━━ Records to use

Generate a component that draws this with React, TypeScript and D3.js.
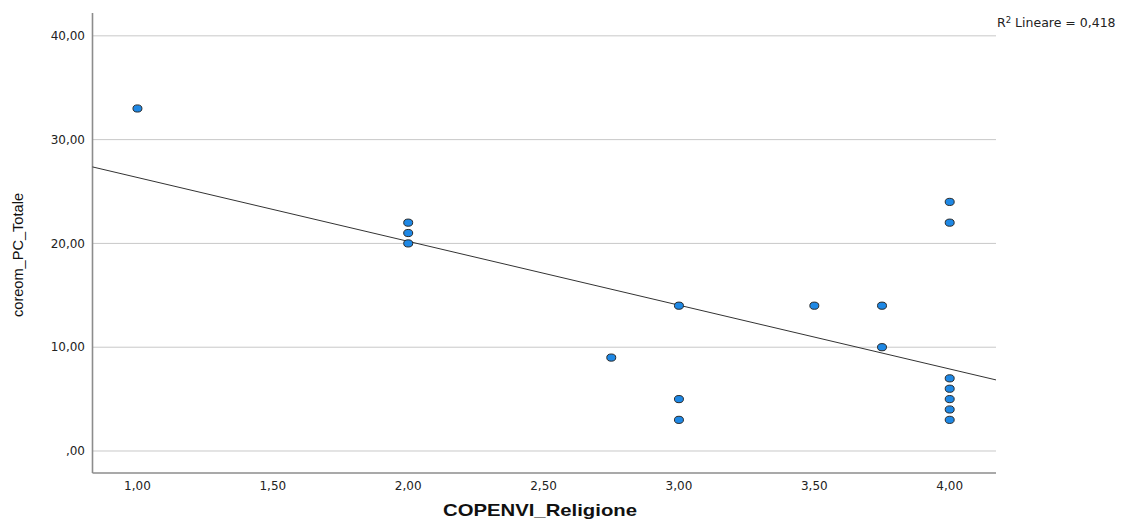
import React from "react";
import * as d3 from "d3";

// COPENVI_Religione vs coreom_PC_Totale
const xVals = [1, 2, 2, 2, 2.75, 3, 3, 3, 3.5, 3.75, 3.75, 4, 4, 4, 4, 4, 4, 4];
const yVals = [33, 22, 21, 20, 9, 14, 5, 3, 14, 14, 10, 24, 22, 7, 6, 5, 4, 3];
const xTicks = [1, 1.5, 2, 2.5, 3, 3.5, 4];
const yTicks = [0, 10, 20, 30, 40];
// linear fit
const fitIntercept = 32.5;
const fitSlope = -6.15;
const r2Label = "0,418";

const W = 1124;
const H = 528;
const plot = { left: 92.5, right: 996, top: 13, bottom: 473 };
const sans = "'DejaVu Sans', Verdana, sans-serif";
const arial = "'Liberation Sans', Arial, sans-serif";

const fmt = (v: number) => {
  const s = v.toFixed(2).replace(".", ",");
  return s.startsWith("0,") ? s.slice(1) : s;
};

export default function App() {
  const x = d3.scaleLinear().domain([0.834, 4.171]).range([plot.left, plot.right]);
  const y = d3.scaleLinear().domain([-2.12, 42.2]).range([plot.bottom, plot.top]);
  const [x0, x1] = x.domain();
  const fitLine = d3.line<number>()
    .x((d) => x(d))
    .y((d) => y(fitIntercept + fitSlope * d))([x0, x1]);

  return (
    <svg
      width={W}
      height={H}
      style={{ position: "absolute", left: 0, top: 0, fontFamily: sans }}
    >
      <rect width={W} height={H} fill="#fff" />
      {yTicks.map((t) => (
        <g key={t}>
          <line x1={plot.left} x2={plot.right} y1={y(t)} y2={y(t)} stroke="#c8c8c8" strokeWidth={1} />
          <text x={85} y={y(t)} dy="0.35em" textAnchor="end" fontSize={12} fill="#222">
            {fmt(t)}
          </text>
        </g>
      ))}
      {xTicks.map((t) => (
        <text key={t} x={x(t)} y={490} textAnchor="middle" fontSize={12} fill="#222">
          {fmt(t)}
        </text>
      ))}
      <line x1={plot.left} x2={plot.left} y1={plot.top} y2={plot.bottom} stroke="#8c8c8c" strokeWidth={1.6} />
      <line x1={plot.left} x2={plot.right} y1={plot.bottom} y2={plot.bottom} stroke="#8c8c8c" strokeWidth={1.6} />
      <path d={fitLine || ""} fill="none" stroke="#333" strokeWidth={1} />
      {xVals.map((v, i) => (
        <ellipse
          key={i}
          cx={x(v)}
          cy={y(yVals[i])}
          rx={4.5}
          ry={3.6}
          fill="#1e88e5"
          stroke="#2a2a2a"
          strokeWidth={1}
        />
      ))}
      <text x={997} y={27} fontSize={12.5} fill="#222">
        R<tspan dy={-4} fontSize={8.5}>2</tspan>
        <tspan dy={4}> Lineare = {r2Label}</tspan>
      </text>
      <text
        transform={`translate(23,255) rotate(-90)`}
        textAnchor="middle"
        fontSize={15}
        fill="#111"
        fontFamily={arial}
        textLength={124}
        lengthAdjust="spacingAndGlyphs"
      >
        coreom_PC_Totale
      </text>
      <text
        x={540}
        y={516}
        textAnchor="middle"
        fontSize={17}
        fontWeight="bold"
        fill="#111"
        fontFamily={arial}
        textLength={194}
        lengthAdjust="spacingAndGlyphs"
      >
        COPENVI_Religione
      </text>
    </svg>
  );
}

━━━━
━━ Records to use

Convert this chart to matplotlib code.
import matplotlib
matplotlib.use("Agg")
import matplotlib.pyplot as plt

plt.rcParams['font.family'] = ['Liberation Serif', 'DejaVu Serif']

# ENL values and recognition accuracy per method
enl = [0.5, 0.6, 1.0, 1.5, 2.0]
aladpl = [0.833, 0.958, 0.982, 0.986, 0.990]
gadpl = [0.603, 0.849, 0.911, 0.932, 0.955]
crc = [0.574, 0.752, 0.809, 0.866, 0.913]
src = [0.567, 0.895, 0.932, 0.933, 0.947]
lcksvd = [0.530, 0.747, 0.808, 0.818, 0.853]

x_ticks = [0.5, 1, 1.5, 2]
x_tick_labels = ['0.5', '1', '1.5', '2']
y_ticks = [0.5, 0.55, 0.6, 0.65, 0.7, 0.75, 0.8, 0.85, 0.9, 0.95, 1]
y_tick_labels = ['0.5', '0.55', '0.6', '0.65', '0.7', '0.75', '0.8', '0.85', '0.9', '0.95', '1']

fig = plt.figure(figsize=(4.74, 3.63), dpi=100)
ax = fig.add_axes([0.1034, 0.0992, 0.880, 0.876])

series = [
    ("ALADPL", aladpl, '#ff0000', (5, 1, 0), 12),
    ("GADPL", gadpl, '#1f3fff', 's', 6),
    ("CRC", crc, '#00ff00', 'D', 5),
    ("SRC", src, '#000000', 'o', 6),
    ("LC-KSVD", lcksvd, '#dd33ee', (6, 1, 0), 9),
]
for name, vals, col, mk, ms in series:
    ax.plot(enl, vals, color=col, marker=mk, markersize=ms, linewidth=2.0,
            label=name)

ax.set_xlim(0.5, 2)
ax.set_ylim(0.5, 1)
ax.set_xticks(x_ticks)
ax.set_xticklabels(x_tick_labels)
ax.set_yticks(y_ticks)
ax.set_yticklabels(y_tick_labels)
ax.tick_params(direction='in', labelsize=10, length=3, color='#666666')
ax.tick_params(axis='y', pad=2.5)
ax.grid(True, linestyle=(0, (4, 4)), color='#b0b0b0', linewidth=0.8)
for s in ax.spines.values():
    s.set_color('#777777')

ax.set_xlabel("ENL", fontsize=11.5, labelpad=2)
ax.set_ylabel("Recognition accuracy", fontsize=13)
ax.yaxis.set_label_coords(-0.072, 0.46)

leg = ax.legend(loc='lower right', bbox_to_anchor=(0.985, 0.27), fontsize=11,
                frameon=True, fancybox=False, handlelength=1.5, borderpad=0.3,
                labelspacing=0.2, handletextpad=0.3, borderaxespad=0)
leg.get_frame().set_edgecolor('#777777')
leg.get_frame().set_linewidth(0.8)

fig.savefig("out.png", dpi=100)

━━━━
━━ Records to use

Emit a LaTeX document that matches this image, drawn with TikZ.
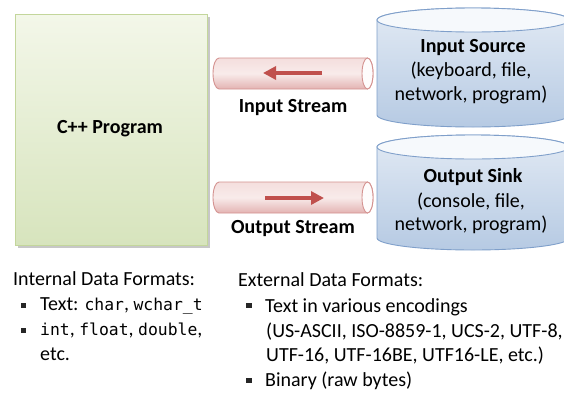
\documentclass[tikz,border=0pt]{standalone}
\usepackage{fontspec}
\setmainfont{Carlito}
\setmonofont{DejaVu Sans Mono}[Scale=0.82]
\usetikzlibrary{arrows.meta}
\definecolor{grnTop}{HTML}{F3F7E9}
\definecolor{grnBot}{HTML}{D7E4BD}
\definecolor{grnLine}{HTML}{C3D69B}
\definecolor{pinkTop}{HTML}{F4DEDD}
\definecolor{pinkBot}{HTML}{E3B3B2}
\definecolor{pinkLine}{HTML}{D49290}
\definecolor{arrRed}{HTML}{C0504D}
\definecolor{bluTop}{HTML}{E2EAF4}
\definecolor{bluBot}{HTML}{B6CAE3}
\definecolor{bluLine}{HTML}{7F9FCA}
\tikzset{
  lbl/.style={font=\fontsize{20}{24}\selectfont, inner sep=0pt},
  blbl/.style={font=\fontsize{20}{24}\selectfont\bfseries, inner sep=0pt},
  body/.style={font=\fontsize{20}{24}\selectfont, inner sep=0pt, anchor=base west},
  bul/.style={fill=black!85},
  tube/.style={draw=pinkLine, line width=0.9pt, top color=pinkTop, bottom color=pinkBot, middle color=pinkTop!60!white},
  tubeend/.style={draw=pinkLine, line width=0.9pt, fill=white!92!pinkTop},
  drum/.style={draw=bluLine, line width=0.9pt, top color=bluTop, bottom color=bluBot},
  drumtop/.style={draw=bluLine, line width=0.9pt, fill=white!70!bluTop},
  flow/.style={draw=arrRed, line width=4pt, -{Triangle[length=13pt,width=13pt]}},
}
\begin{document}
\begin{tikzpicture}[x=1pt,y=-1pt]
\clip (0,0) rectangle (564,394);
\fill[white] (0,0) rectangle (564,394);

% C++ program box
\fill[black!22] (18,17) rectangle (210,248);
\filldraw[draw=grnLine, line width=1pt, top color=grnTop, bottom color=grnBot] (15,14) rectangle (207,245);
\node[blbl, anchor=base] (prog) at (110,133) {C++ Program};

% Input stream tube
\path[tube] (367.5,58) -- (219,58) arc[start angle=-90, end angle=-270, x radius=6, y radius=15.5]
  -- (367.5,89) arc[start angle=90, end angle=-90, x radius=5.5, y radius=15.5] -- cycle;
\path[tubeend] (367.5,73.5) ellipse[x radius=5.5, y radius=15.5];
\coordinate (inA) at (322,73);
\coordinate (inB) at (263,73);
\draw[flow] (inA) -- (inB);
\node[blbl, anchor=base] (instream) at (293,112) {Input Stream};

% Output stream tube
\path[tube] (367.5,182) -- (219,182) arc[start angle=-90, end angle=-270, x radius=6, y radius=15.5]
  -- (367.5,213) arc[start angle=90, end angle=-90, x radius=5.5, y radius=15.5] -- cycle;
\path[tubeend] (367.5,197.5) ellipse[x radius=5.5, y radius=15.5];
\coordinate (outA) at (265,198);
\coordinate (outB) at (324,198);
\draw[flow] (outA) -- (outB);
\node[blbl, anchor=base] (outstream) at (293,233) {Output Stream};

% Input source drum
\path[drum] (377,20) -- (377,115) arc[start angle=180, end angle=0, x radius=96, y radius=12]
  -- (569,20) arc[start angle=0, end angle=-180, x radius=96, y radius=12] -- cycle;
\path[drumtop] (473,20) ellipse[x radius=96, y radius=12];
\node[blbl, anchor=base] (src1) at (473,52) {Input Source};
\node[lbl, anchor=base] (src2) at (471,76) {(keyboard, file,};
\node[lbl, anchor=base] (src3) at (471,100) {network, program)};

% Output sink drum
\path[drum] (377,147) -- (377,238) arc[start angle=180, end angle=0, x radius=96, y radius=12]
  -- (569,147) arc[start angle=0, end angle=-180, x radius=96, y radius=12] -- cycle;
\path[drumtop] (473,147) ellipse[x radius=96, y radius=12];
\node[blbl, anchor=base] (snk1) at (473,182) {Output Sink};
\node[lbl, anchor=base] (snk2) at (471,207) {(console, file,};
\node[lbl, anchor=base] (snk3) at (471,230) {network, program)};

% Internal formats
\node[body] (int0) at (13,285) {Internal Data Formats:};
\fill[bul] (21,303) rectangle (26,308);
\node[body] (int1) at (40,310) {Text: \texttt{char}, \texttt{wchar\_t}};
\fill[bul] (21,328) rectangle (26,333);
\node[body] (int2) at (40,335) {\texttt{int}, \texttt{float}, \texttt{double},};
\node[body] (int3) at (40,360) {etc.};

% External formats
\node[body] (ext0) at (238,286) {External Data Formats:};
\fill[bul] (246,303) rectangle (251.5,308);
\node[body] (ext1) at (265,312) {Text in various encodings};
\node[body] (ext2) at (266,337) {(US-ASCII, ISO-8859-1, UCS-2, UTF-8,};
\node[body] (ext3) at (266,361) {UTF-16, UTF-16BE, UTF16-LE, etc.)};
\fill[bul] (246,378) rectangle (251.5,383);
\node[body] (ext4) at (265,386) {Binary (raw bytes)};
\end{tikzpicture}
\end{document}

━━━━

Only the number is wanted: how many lines in the preceding entries hold the string "matplotlib"?

4